Although the exploratory 3D visualization of some of the strings during the itaration of the OTF method is already informative (it allow us to have a fast snapshot of the evolution of these calculations), it is important to have other complementary and if possible more precise measures. A better representation of the evolution of these canculation can be obtained by ploting a measure of convergence. While in the accompanying python functions of this work we used a normalized version of the Frechet distance http://en.wikipedia.org/wiki/Frechet_distance, here we will made a simplyfied non-normalized version that works just fine.

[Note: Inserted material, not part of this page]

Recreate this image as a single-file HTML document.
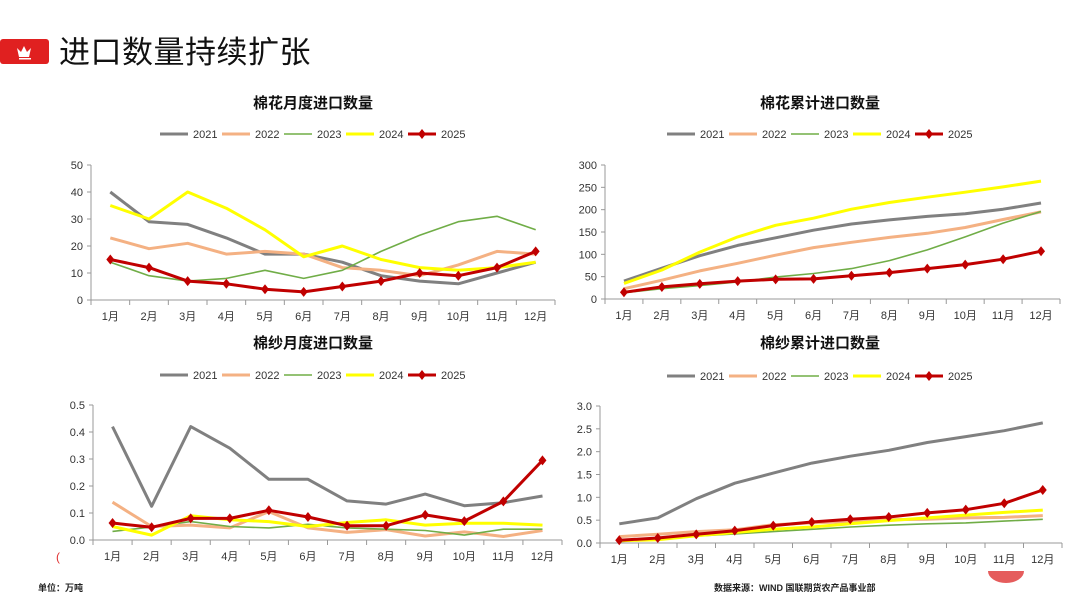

4.1.- Loading all strings in a single data frame

Unlike in the previous section, here we will use every single string[M].dat file from out OTF string method calculations. To facilitate the calculation of the convergence we will first build a function to create a single data frame containing all the strings. As each string has 3 variables (V1-V3), we will reorder these variables in a single column before adding this colum to the final data frame. Here is the code:

#this function just creates the name of the file given its index. 
#e.g., for index n=5,the file name should be string5.dat
buildName<-function(n){
        varName<-paste('string',n,'.dat',sep="")
    return(varName)
}

#This function uses the function 'buildName' and additionally returns one data frame
#in which each column has the V1-V3 values for a single string (e.g. string5.dat)
#the input value 'M' is the total number of string[i].dat files
pasteDF<-function(M){
        d1<-read.table(buildName(1))
    V1<-c(d1$V1,d1$V2,d1$V3)
    bigDataFrame<-data.frame(V1)
    for (i in 2:M){
        t<-read.table(buildName(i))
        v<-c(t$V1,t$V2,t$V3)
        s<-data.frame(v)
        names(s)[1]<-paste('V',i,sep="")
        bigDataFrame<-data.frame(bigDataFrame,s)        
    }
    return(bigDataFrame)
}

Now we can use the previous functions to create a big data frame with the first 1000 strin[i].dat files.

df<-pasteDF(1891)
dim(df)
## [1]   63 1891

Notice that the dimensions of the new data frame are 1891 (number of strings) and 63= 21*3 the V1-V3 coordinates for each string.

4.2.- Calculating the convergence using the ‘big’ data frame

Now we present simplified form of the convergence wrap up in a function named conDF:

#convergence function
convDF<-function(df){
        conv<-0
    for (i in 2:dim(df)[2]){
        conv<-c(conv,sqrt(sum((df[1]-df[i])^2)))
    }
    return(conv)
}

A plot of the convergence is now simply:

#convergence plot
plot(convDF(df),xlab="Iterations",ylab="Convergence",type="s")

5.- Conclusions

Given that the OTF string method calculation seems to have arrived to convergence it is now appropriate to select structures at the end of the iteration for reparametrization to a larger number of images or for a direct calculations of the forces (and associated free energy profile).